From a trio of wee mischievous brothers to an elegant—if somewhat uptight—queen, not to mention its lot of quirky lords, “Brave” features a cast of wildly diverse characters and a host of talented pros who lend them their voices. Infusing drama, authenticity and spirit in “Brave” is a phenomenal vocal ensemble comprised largely of actors with Scottish roots. Kelly Macdonald (“Boardwalk Empire,” “No Country for Old Men,” “Harry Potter and the Deathly Hallows—Part 2”) brings heart to the tempestuous teenager Merida. Acclaimed Oscar-winning actress Emma Thompson (“Howards End,” “Sense and Sensibility”) gives a transformative performance as the regal and proper Queen Elinor. Renowned Scottish comedian/actor Billy Connolly voices King Fergus, the jovial patriarch of the kingdom and a heroic warrior who longs for a rematch with the demon bear Mor’du that took his leg. Voicing the strapping Lord MacGuffin and his son, Young MacGuffin, is Scottish actor Kevin McKidd (“Trainspotting,” “Grey’s Anatomy”). Popular late-night talk-show host/actor Craig Ferguson (“The Late Late Show with Craig Ferguson,” “Winnie the Pooh”), also a Scottish native, voices the boisterous, battle-ready Lord Macintosh. Glasgow native Robbie Coltrane (“Harry Potter” films) adds plenty of pluck to scrappy Lord Dingwall, and acclaimed British actress Julie Walters (“Educating Rita,” “Billy Elliott,” seven “Harry Potter” films) conjures up some vocal magic as the mysterious Witch.

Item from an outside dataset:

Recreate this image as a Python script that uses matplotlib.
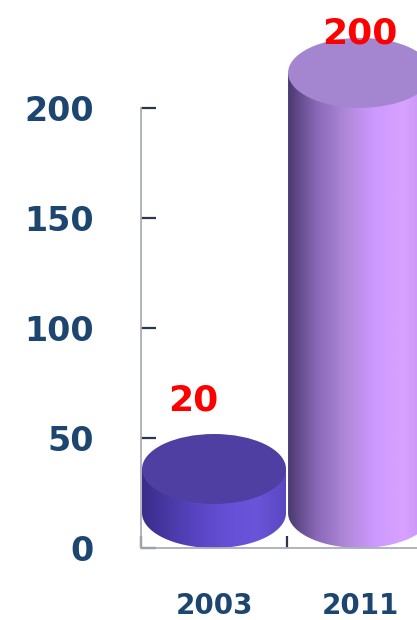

“Brave” establishes numerous firsts for a Pixar film. It is the studio’s first film to feature a female protagonist, its first period piece in which historical references intersect with a fantasy world, and its first epic adventure set in a natural human world. Andrews and Chapman join the elite roster of Pixar directors—only five people before them have directed a Disney-Pixar feature.

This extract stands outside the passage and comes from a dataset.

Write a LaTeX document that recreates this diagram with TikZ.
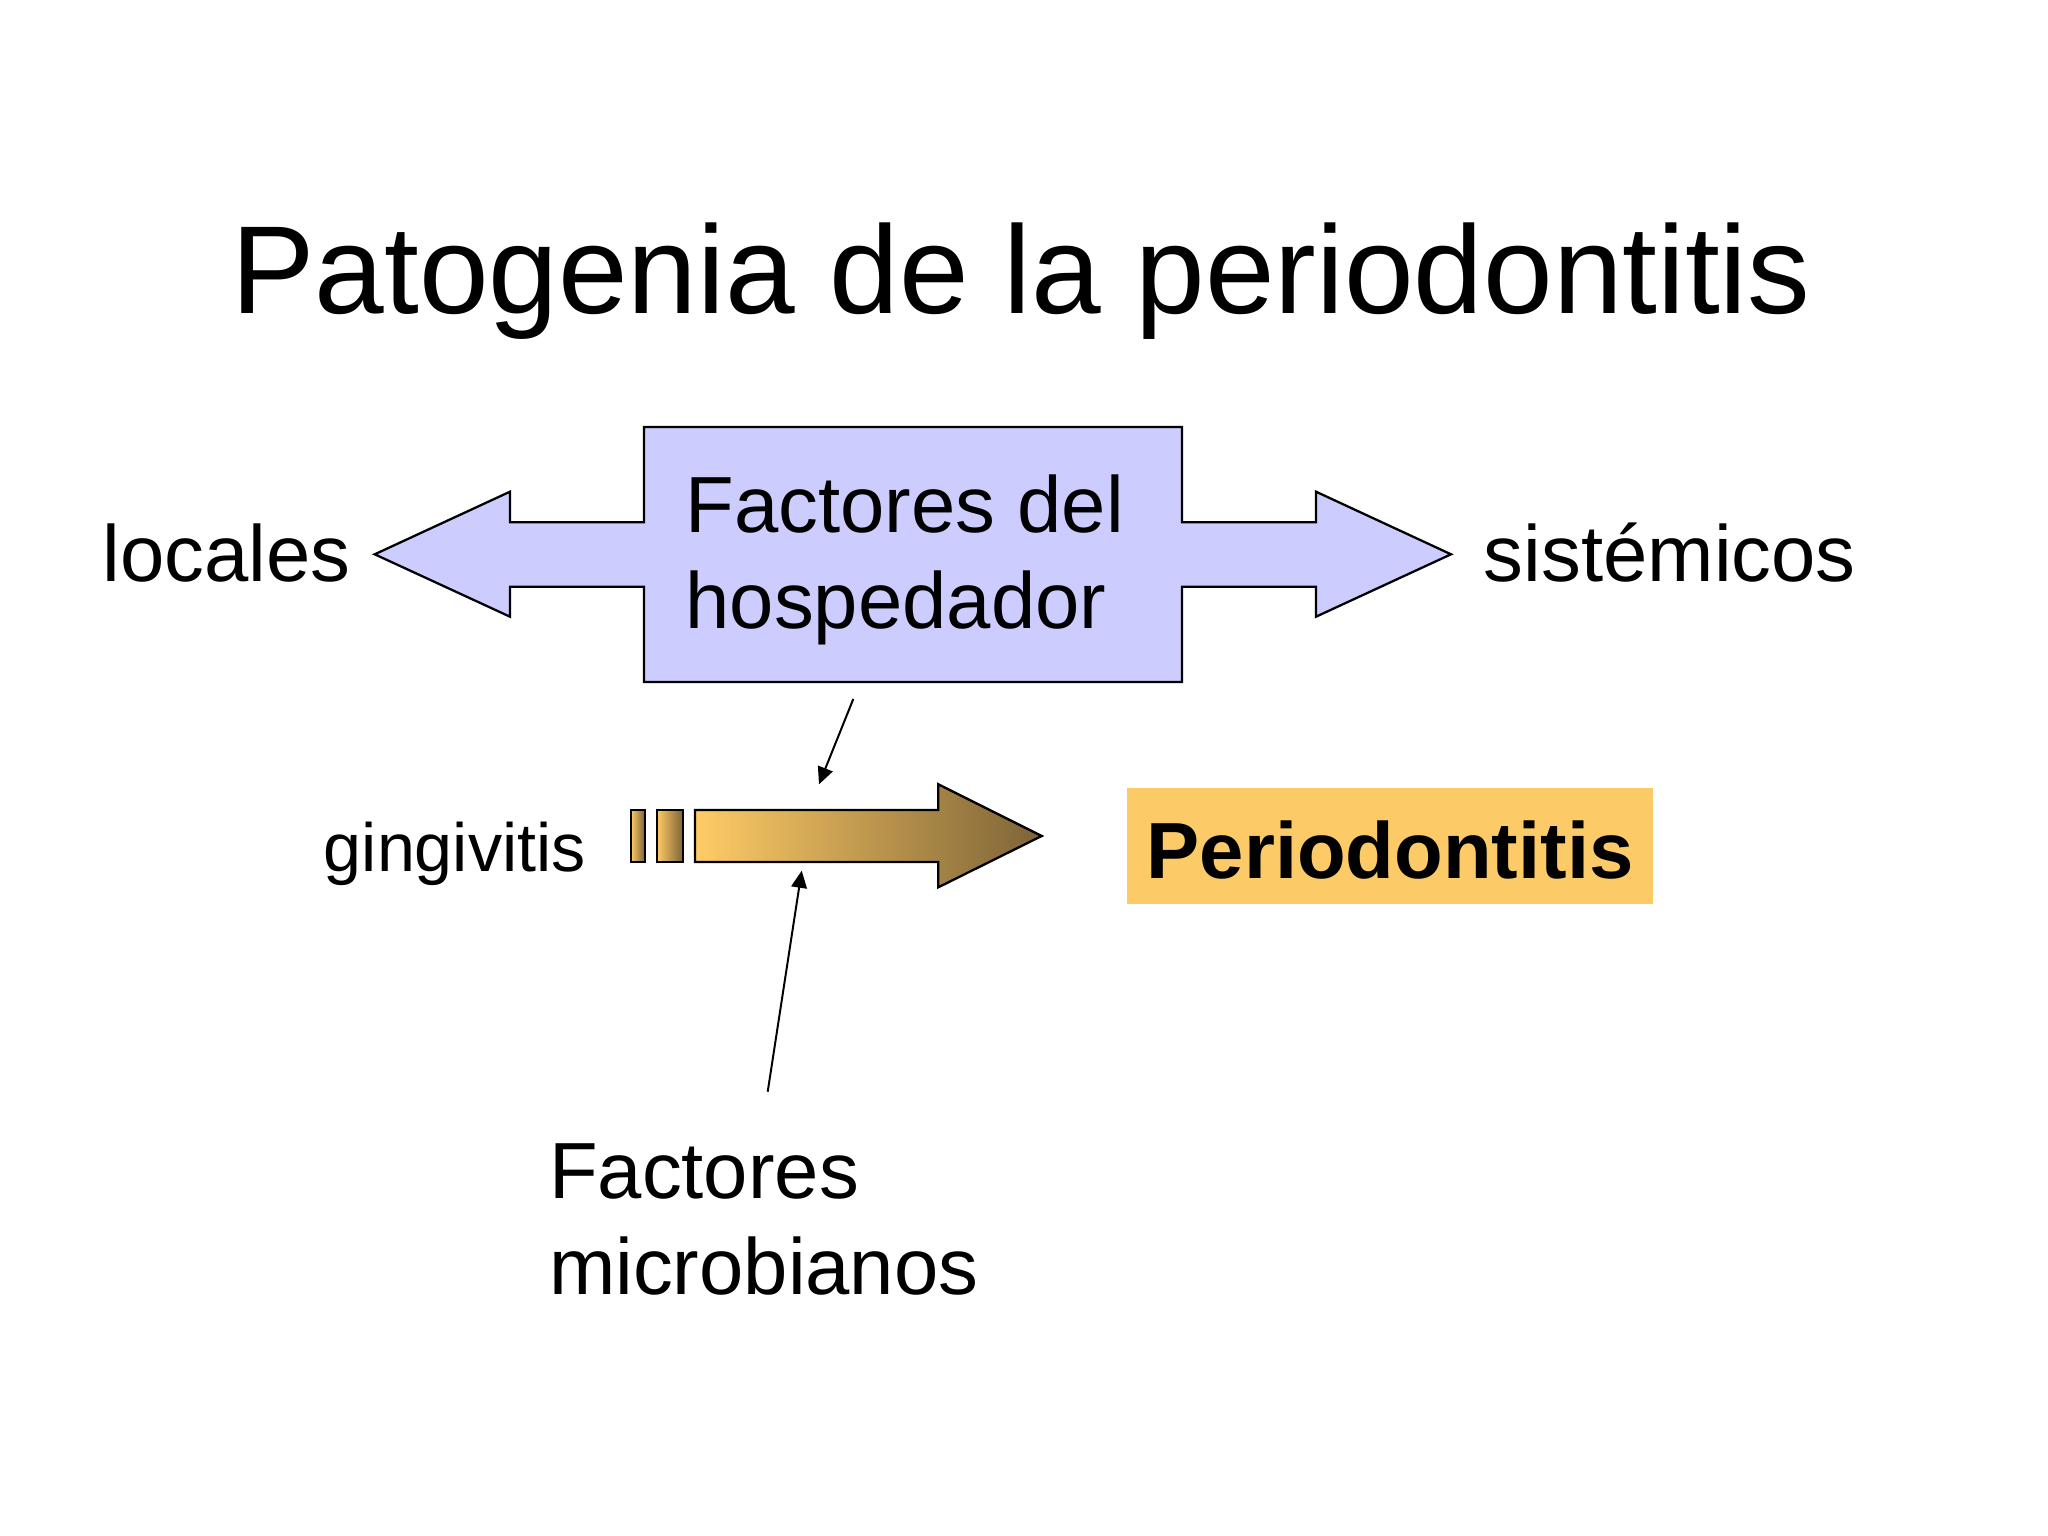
\documentclass[tikz,border=0pt]{standalone}
\usepackage{fontspec}
\setmainfont{Liberation Sans}
\usetikzlibrary{arrows.meta}
\definecolor{lav}{HTML}{CCCCFF}
\definecolor{gold}{HTML}{FFCC66}
\definecolor{bronze}{HTML}{7D6337}
\definecolor{pbox}{HTML}{FDCA68}
\begin{document}
\begin{tikzpicture}[x=0.3515625pt,y=-0.3515625pt,
 outl/.style={draw=black,line width=0.8pt,line join=miter},
 lbl/.style={inner sep=0pt,font=\fontsize{28}{33.6}\selectfont},
 ptr/.style={line width=0.7pt,-{Triangle[length=6pt,width=5.5pt]}},
 gradfill/.style={left color=gold,right color=bronze}]
\useasboundingbox (0,0) rectangle (2048,1536);
\fill[white] (0,0) rectangle (2048,1536);

\node[inner sep=0pt,font=\fontsize{44}{52.8}\selectfont,anchor=base] (title) at (1021,314) {Patogenia de la periodontitis};

% host factors with double arrow
\draw[outl,fill=lav] (644,427) -- (1182,427) -- (1182,522.3) -- (1316,522.3) -- (1316,491.7) -- (1451,554.3) -- (1316,616.7) -- (1316,586.7) -- (1182,586.7) -- (1182,682) -- (644,682) -- (644,586.7) -- (510,586.7) -- (510,616.7) -- (374.7,554.3) -- (510,491.7) -- (510,522.3) -- (644,522.3) -- cycle;
\node[lbl,align=left,anchor=base west] (host) at (685,628.3) {Factores del\\hospedador};

\node[lbl,anchor=base] (locales) at (226.7,581.7) {locales};
\node[lbl,anchor=base] (sist) at (1669.8,581.7) {sistémicos};

% progression arrow
\shadedraw[outl,gradfill] (630.7,810) rectangle (644.7,862);
\shadedraw[outl,gradfill] (656.7,810) rectangle (683,862);
\shadedraw[outl,gradfill] (695,810) -- (938.3,810) -- (938.3,784.3) -- (1041.7,836) -- (938.3,887.3) -- (938.3,862) -- (695,862) -- cycle;

\node[inner sep=0pt,font=\fontsize{24}{28.8}\selectfont,anchor=base] (ging) at (454.8,871.7) {gingivitis};

\node[fill=pbox,inner sep=0pt,minimum width=185.1pt,text height=31.6pt,text depth=9.1pt,font=\bfseries\fontsize{28}{33.6}\selectfont,anchor=base] (perio) at (1390,878.3) {Periodontitis};

% influence arrows
\coordinate (hs) at (853.3,699);
\coordinate (he) at (819,784.3);
\draw[ptr] (hs) -- (he);
\coordinate (ms) at (767.7,1091.7);
\coordinate (me) at (801.7,870.7);
\draw[ptr] (ms) -- (me);

\node[lbl,align=left,anchor=base west] (micro) at (548.5,1294) {Factores\\microbianos};
\end{tikzpicture}
\end{document}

Andrews, who brings a life-long passion for Scotland, Scottish history and action-adventure films to his role, served as story supervisor on “The Incredibles” and “Ratatouille.” In bringing “Brave” to the big screen, Chapman, a long established storyteller with credits including “Beauty and the Beast” and “The Lion King,” was inspired by her own relationship with her young daughter, as well as a love of Scotland. Drawing from the experiences of their own families, combining that with their Scottish heritage and love of the country. With their strong backgrounds in storytelling and filmmaking, they were able to weave a tale that was original, emotionally stirring and full of thrilling adventure.

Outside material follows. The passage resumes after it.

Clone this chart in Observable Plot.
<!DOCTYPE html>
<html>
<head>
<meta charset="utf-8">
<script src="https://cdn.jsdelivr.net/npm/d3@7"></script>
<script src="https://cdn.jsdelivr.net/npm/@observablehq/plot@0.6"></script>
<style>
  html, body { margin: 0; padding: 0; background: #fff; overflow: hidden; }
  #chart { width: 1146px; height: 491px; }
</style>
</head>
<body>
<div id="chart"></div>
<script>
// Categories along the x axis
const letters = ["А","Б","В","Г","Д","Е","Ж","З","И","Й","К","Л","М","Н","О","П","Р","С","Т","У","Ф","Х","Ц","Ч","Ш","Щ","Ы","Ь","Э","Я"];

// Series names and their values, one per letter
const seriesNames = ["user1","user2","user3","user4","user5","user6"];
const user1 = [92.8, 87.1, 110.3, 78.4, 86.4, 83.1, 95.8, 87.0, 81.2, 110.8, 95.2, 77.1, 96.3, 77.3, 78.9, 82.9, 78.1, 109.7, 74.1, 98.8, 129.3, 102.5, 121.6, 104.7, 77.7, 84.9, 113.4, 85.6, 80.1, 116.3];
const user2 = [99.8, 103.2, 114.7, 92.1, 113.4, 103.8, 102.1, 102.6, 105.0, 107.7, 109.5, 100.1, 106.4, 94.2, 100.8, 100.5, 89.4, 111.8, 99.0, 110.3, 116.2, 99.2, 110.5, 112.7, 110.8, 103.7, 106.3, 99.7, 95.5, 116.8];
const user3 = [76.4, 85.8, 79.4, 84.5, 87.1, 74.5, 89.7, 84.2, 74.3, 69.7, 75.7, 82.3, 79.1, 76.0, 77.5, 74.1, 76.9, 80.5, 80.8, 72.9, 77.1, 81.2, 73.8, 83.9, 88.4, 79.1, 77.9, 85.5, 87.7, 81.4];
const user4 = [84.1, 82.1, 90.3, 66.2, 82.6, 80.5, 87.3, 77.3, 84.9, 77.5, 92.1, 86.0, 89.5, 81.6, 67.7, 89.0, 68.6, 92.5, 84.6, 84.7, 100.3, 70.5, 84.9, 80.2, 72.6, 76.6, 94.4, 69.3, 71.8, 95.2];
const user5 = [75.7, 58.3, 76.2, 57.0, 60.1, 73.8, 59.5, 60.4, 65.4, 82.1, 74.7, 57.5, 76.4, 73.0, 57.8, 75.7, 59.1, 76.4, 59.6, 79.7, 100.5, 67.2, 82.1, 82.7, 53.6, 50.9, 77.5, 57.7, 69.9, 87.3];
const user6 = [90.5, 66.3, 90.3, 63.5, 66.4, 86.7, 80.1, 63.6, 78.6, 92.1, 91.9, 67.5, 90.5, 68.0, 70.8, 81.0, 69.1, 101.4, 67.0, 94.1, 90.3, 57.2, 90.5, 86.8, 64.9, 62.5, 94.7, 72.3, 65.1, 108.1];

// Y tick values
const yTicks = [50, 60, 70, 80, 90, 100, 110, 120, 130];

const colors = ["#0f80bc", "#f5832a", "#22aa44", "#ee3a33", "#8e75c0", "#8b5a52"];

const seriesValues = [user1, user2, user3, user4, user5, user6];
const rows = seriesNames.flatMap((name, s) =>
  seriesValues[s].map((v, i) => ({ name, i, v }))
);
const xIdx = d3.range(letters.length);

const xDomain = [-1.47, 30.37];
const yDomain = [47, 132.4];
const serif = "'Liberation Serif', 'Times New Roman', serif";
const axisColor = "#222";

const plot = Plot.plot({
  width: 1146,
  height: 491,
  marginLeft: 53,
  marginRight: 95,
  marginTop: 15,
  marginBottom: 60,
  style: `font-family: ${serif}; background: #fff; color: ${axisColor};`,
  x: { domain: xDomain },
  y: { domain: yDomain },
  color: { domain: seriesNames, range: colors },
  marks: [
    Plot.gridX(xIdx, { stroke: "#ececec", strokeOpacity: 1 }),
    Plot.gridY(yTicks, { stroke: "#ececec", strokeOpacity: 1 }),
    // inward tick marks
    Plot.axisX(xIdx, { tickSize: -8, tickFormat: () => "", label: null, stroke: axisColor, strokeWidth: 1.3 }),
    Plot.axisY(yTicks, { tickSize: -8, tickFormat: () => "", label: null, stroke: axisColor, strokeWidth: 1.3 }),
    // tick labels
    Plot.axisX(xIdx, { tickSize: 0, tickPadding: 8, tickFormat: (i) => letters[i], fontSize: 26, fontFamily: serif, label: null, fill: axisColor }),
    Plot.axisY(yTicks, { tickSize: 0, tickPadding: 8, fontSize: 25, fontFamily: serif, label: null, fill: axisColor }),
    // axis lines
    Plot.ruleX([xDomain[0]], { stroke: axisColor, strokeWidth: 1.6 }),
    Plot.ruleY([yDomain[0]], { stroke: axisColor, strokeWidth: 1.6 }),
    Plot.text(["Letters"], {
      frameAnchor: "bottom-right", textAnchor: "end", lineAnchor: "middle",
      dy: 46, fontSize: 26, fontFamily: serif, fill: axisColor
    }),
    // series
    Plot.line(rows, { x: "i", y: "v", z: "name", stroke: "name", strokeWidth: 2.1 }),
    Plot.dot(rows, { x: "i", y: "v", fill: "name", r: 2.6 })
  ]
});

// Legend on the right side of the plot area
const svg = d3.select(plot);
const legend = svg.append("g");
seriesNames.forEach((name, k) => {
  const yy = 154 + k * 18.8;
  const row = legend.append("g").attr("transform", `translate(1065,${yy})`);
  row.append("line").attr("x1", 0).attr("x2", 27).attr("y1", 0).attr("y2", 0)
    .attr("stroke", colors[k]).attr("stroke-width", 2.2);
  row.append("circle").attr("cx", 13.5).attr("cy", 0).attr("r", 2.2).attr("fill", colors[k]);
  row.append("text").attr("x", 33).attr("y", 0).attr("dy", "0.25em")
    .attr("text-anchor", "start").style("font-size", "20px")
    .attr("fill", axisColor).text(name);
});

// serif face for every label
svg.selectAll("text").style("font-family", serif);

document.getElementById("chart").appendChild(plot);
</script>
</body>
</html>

The team behind “Brave” traveled across the pond to scout the best locales where their epic action-adventure would unfold. Their initial research trip occurred during the late summer of 2006; they returned to Scotland in October of 2007. In creating the story for “Brave,” the filmmakers took elements of Scottish history and lore to construct their own legends. A demon bear named Mor’du, the gathering and unity of the clans, the role of the mystical will o’ the wisps and a mysterious witch with the power to create change are all rooted in reality and mythology. The filmmakers infused the folklore and magic they soaked up in Scotland throughout the story. According to Andrews, “The will o’ the wisps are in a lot of Scottish folklore. They were said to lead you to treasure or doom—to change your fate—but they’re an actual phenomenon of swamp and bog gas seeping up through the earth and interacting with the natural resources to create the blue flames. People would follow these lights thinking they were little fairies, and basically drown or get sucked down into the bogs. [So] we made the wisps like actual little spirits.”
To prepare for the film, the animation team engaged in sword fighting, took archery lessons, wore kilts, rode horses, visited the zoo, heard lectures from an expert on Scottish accents, studied iconic and contemporary films set in Scotland, and watched nature documentaries about bears and horses. Andrews himself gave biweekly lessons in swordplay. The daily animation reviews would often end with an invitation to pick up a sword and act out a particular shot move-for-move.
The film takes aim at theaters on June 22, 2012, and will be presented in Disney Digital 3D in select theaters. “Brave” is rated PG by the MPAA.